“This decision is especially disturbing because it mirrors problems faced by international journalists in the mainland and appears inconsistent with the principles enshrined in the Basic Law,” he wrote in an email.
Locally, questions over the expulsion could distract from Chief Executive Carrie Lam’s annual policy address to Hong Kong lawmakers on Wednesday. Thus far she has not commented on the decision.
Some pro-Beijing politicians have endorsed the visa decision. Tam Yiu-chung, Hong Kong’s representative on the standing committee of China’s National People’s Congress, said Monday on a radio show that the expulsion would not affect media freedom in Hong Kong, and warned that those who raise the issue of Hong Kong independence do so “at their own risk,” the Hong Kong broadcaster RTHK reported.
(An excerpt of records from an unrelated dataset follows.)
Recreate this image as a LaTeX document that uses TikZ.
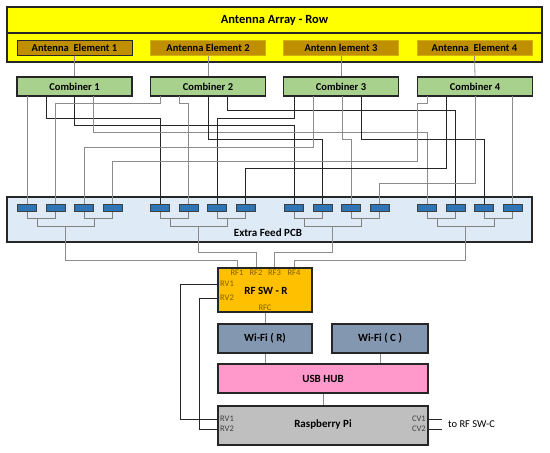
\documentclass[tikz,border=0pt]{standalone}
\usepackage{fontspec}
\setmainfont{Carlito}
\definecolor{arrY}{HTML}{FFFF00}
\definecolor{elemC}{HTML}{C08F00}
\definecolor{combC}{HTML}{A9D18E}
\definecolor{pcbC}{HTML}{DEEBF7}
\definecolor{portC}{HTML}{2E75B6}
\definecolor{rfC}{HTML}{FFC000}
\definecolor{wifiC}{HTML}{8497B0}
\definecolor{usbC}{HTML}{FF99CC}
\definecolor{piC}{HTML}{BFBFBF}
\definecolor{oliveT}{HTML}{7F6000}
\tikzset{
 box/.style={draw=black!85, line width=1.2pt, inner sep=0pt, font=\bfseries\fontsize{11}{12}\selectfont},
 elembox/.style={box, fill=elemC, line width=0.7pt, font=\bfseries\fontsize{10.5}{12}\selectfont},
 combbox/.style={box, fill=combC, minimum width=115pt, minimum height=19pt, font=\bfseries\fontsize{10.5}{12}\selectfont},
 portbox/.style={draw=black!75, fill=portC, line width=0.6pt, minimum width=19pt, minimum height=7.5pt, inner sep=0pt},
 wire/.style={draw=black!85, line width=0.8pt},
 wireg/.style={draw=black!45, line width=0.8pt},
 tree/.style={draw=black!50, line width=0.7pt},
 lab/.style={font=\fontsize{8.5}{9}\selectfont, inner sep=0pt, text=oliveT},
 pilab/.style={font=\fontsize{8.5}{9}\selectfont, inner sep=0pt, text=black!75},
}
\begin{document}
\begin{tikzpicture}[x=1pt,y=-1pt]
\useasboundingbox (0,0) rectangle (550,453);
% antenna array
\node[box, fill=arrY, minimum width=535pt, minimum height=55pt] (arr) at (274.5,34.5) {};
\coordinate (dv) at (0,33);
\draw[line width=1.2pt, black!85] (arr.west |- dv) -- (arr.east |- dv);
\node[font=\bfseries\fontsize{12.5}{14}\selectfont] (title) at (274.5,20.5) {Antenna Array - Row};
\node[elembox, minimum width=115pt, minimum height=15pt] (e1) at (74.5,48) {Antenna\ \ Element 1};
\node[elembox, draw=elemC!70!yellow, minimum width=115pt, minimum height=15pt] (e2) at (208,48) {Antenna Element 2};
\node[elembox, draw=elemC!70!yellow, minimum width=115pt, minimum height=15pt] (e3) at (341,48) {Antenn lement 3};
\node[elembox, draw=elemC!70!yellow, minimum width=115pt, minimum height=15pt] (e4) at (474.5,48) {Antenna\ \ Element 4};
% combiners
\node[combbox] (c1) at (74.5,86.5) {Combiner 1};
\node[combbox] (c2) at (208,86.5) {Combiner 2};
\node[combbox] (c3) at (341,86.5) {Combiner 3};
\node[combbox] (c4) at (475,86.5) {Combiner 4};
\foreach \i in {1,...,4} {\draw[wireg] (e\i.south) -- (c\i.north);}
% PCB
\node[box, fill=pcbC, minimum width=525pt, minimum height=45pt] (pcb) at (269.5,219.5) {};
\node[font=\bfseries\fontsize{11}{12}\selectfont] (pcbl) at (268,233) {Extra Feed PCB};
\foreach \g/\xs in {1/27,2/160,3/294,4/427} {
  \foreach \i in {1,...,4} {\node[portbox] (p\g\i) at ({\xs+(\i-1)*28.5},208) {};}
  \draw[tree] (p\g1.south) -- ++(0,6.5) -| (p\g2.south);
  \draw[tree] (p\g3.south) -- ++(0,6.5) -| (p\g4.south);
  \draw[tree] ([xshift=10pt,yshift=-6.5pt]p\g1.south) -- ++(0,7.5) -| ([xshift=10pt,yshift=-6.5pt]p\g3.south);
  \coordinate (go\g) at ({\xs+38.5},226);
}
% combiner outputs
\coordinate (o11) at (27,96);   \coordinate (o12) at (46,96);  \coordinate (o13) at (74,96);  \coordinate (o14) at (93,96);
\coordinate (o21) at (160,96);  \coordinate (o22) at (179,96); \coordinate (o23) at (208,96); \coordinate (o24) at (227,96);
\coordinate (o31) at (294,96);  \coordinate (o32) at (313,96); \coordinate (o33) at (342,96); \coordinate (o34) at (361,96);
\coordinate (o41) at (427,96);  \coordinate (o42) at (446,96); \coordinate (o43) at (475,96); \coordinate (o44) at (512.5,96);
\draw[wireg] (o11) -- (p11.north);
\draw[wire]  (o12) -- ++(0,22) -| (p21.north);
\draw[wire]  (o13) -- ++(0,29) -| (p31.north);
\draw[wireg] (o14) -- ++(0,36) -| (p41.north);
\draw[wireg] (o21) -- ++(0,7) -| (p12.north);
\draw[wireg] (o22) -- ++(0,7) -| (p22.north);
\draw[wire]  (o23) -- ++(0,43) -| (p32.north);
\draw[wire]  (o24) -- ++(0,14) -| (p42.north);
\draw[wire]  (o31) -- ++(0,22) -| (p23.north);
\draw[wireg] (o32) -- ++(0,51) -| (p13.north);
\draw[wireg] (o33) -- ++(0,43) -| (p33.north);
\draw[wire]  (o34) -- ++(0,43) -| (p43.north);
\draw[wireg] (o41) -- ++(0,7) -- ++(-10,0) -- ++(0,58) -| (p14.north);
\draw[wire]  (o42) -- ++(0,72) -| (p24.north);
\draw[wireg] (o43) -- ++(0,87) -| (p34.north);
\draw[wireg] (o44) -- (p44.north);
% RF switch
\node[box, fill=rfC, minimum width=94pt, minimum height=44pt] (rfsw) at (265,290) {};
\node[font=\bfseries\fontsize{11}{12}\selectfont] (rfswl) at (266,291) {RF SW - R};
\node[lab] (rf1l) at (237,273) {RF1};
\node[lab] (rf2l) at (256,273) {RF2};
\node[lab] (rf3l) at (274.5,273) {RF3};
\node[lab] (rf4l) at (294,273) {RF4};
\node[lab, anchor=west] (rv1l) at (220,284) {RV1};
\node[lab, anchor=west] (rv2l) at (220,298) {RV2};
\node[lab] (rfcl) at (265,308) {RFC};
\draw[wireg] (go1) -- ++(0,34) -| (rfsw.north -| rf1l);
\draw[wireg] (go2) -- ++(0,26) -| (rfsw.north -| rf2l);
\draw[wireg] (go3) -- ++(0,26) -| (rfsw.north -| rf3l);
\draw[wireg] (go4) -- ++(0,34) -| (rfsw.north -| rf4l);
% Wi-Fi, USB, Pi
\node[box, fill=wifiC, minimum width=94pt, minimum height=29pt] (wifir) at (265,338.5) {Wi-Fi ( R)};
\node[box, fill=wifiC, minimum width=96pt, minimum height=29pt] (wific) at (380,338.5) {Wi-Fi ( C )};
\node[box, fill=usbC, minimum width=210pt, minimum height=29pt] (usb) at (323,378.5) {USB HUB};
\node[box, fill=piC, minimum width=210pt, minimum height=39pt] (pi) at (323,425.5) {};
\node[font=\bfseries\fontsize{11}{12}\selectfont] (pil) at (323,424.5) {Raspberry Pi};
\draw[wireg] (rfsw.south) -- (wifir.north);
\draw[wireg] (wifir.south) -- (usb.north -| wifir.south);
\draw[wireg] (wific.south) -- (usb.north -| wific.south);
\draw[wireg] (usb.south) -- (pi.north -| usb.south);
\node[pilab, anchor=west] (prv1) at (220,418.5) {RV1};
\node[pilab, anchor=west] (prv2) at (220,429) {RV2};
\node[pilab, anchor=east] (pcv1) at (426,418.5) {CV1};
\node[pilab, anchor=east] (pcv2) at (426,429) {CV2};
\coordinate (rv1s) at (218,284); \coordinate (rv1t) at (218,419);
\coordinate (rv2s) at (218,298); \coordinate (rv2t) at (218,429);
\draw[wire] (rv1s) -- ++(-38,0) |- (rv1t);
\draw[wire] (rv2s) -- ++(-19,0) |- (rv2t);
\coordinate (cv1s) at (428,419); \coordinate (cv2s) at (428,429);
\node[font=\fontsize{10.5}{11}\selectfont, anchor=west, inner sep=0pt] (tosw) at (448,424) {to RF SW-C};
\draw[wire] (cv1s) -- ++(14,0);
\draw[wire] (cv2s) -- ++(14,0);
\end{tikzpicture}
\end{document}
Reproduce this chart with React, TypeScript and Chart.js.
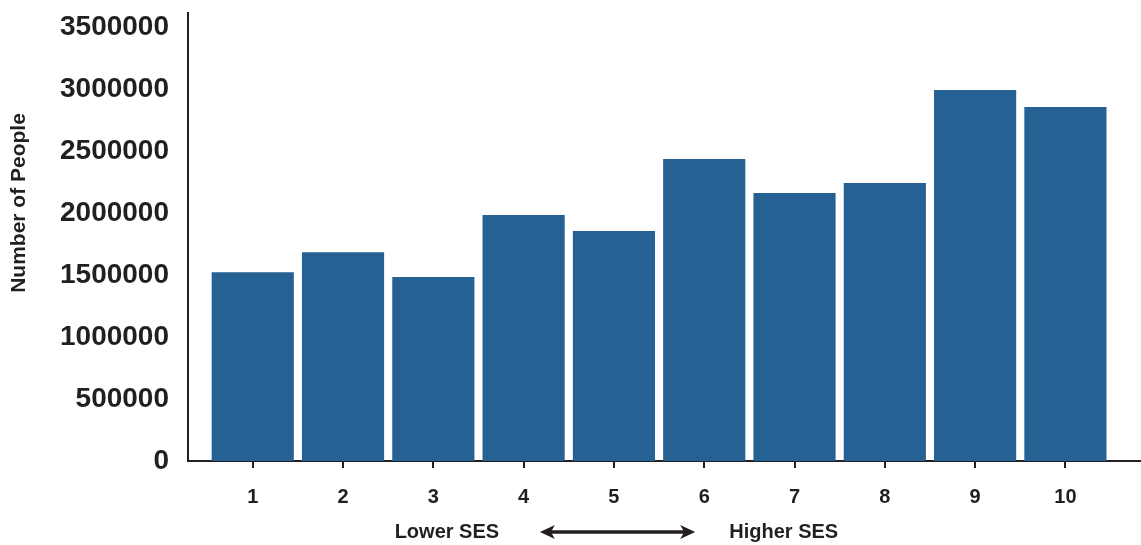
import React, { useEffect, useRef } from "react";
import { Chart, registerables } from "chart.js";

Chart.register(...registerables);

const categories = [1, 2, 3, 4, 5, 6, 7, 8, 9, 10];
const people = [1522000, 1683000, 1484000, 1984000, 1855000, 2435000, 2161000, 2242000, 2992000, 2855000];
const yTicks = [0, 500000, 1000000, 1500000, 2000000, 2500000, 3000000, 3500000];
const yTitle = "Number of People";
const lowLabel = "Lower SES";
const highLabel = "Higher SES";

const BAR = "#256193";
const INK = "#231f20";
const FONT = "'Liberation Sans', Arial, Helvetica, sans-serif";

const annotations = {
  id: "sesAnnotations",
  afterDraw(chart: any) {
    const ctx = chart.ctx;
    const x = chart.scales.x;
    ctx.save();
    ctx.fillStyle = INK;
    ctx.strokeStyle = INK;
    // y-axis title
    ctx.font = `bold 21px ${FONT}`;
    ctx.textAlign = "center";
    ctx.textBaseline = "middle";
    ctx.translate(19, 203);
    ctx.rotate(-Math.PI / 2);
    ctx.fillText(yTitle, 0, 0);
    ctx.setTransform(1, 0, 0, 1, 0, 0);
    // SES labels
    const yy = 532;
    ctx.font = `bold 20px ${FONT}`;
    ctx.fillText(lowLabel, x.getPixelForValue(3.15), yy);
    ctx.fillText(highLabel, x.getPixelForValue(6.88), yy);
    // arrow
    const a = x.getPixelForValue(4.18);
    const b = x.getPixelForValue(5.9);
    ctx.lineWidth = 3.5;
    ctx.beginPath();
    ctx.moveTo(a + 8, yy);
    ctx.lineTo(b - 8, yy);
    ctx.stroke();
    ctx.beginPath();
    ctx.moveTo(a, yy);
    ctx.lineTo(a + 15, yy - 7);
    ctx.lineTo(a + 11, yy);
    ctx.lineTo(a + 15, yy + 7);
    ctx.closePath();
    ctx.fill();
    ctx.beginPath();
    ctx.moveTo(b, yy);
    ctx.lineTo(b - 15, yy - 7);
    ctx.lineTo(b - 11, yy);
    ctx.lineTo(b - 15, yy + 7);
    ctx.closePath();
    ctx.fill();
    ctx.restore();
  },
};

export default function App() {
  const ref = useRef<HTMLCanvasElement>(null);
  useEffect(() => {
    document.body.style.margin = "0";
    const chart = new Chart(ref.current!, {
      type: "bar",
      data: {
        datasets: [
          {
            data: categories.map((c, i) => ({ x: c, y: people[i] })),
            backgroundColor: BAR,
            borderWidth: 0,
            barPercentage: 0.91,
            categoryPercentage: 1,
          },
        ],
      },
      options: {
        animation: false,
        responsive: false,
        maintainAspectRatio: false,
        layout: { padding: { top: 13, right: 1, left: 0, bottom: 0 } },
        plugins: { legend: { display: false }, tooltip: { enabled: false } },
        scales: {
          x: {
            type: "linear",
            offset: false,
            min: 0.283,
            max: 10.826,
            afterBuildTicks: (s: any) => {
              s.ticks = categories.map((v) => ({ value: v }));
            },
            afterFit: (s: any) => {
              s.height = 84;
              s.paddingLeft = 0;
              s.paddingRight = 0;
            },
            border: { display: true, color: INK, width: 2 },
            grid: { display: true, offset: false, drawOnChartArea: false, drawTicks: true, tickLength: 7, color: INK, lineWidth: 2 },
            ticks: {
              color: INK,
              font: { family: FONT, size: 20, weight: "bold" },
              padding: 17,
              maxRotation: 0,
              autoSkip: false,
              callback: (v: any) => String(v),
            },
          },
          y: {
            min: 0,
            max: 3613000,
            afterBuildTicks: (s: any) => {
              s.ticks = yTicks.map((v) => ({ value: v }));
            },
            afterFit: (s: any) => {
              s.width = 188;
              s.paddingTop = 0;
              s.paddingBottom = 0;
            },
            border: { display: true, color: INK, width: 2 },
            grid: { display: false, drawTicks: false },
            ticks: {
              color: INK,
              font: { family: FONT, size: 28, weight: "bold" },
              padding: 19,
              callback: (v: any) => String(v),
            },
          },
        },
      },
      plugins: [annotations],
    } as any);
    return () => chart.destroy();
  }, []);
  return (
    <div style={{ width: 1141, height: 545 }}>
      <canvas ref={ref} width={1141} height={545} style={{ display: "block" }} />
    </div>
  );
}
The Communist Party-owned newspaper Global Times said that the expulsion, if it was related to the talk, was a sign that the event was a “political provocation that goes far beyond the scope of freedom of speech.”
“Without Mallet, Hong Kong won’t have any less freedom of speech,” the newspaper said in an editorial. “The city’s future doesn’t need to be the concern of Mallet, the U.K. government or Western media.”
China’s Foreign Ministry office in Hong Kong said Saturday that visa questions “fall within a country’s sovereignty” and that the central government firmly supports the Hong Kong government “in handling the related matters in accordance with law.”
“No country has the right to interfere,” the statement added.
Last month, after the United States ordered representatives for China’s state-run news media to register as foreign agents, China accused the United States of obstructing and politicizing the media.
“Countries should perceive media’s role in promoting international exchange and cooperation in an open and inclusive spirit,” said the Foreign Ministry spokesman Geng Shuang. “They need to facilitate, rather than obstruct, media’s normal work, still less politicalizing the relevant issue.”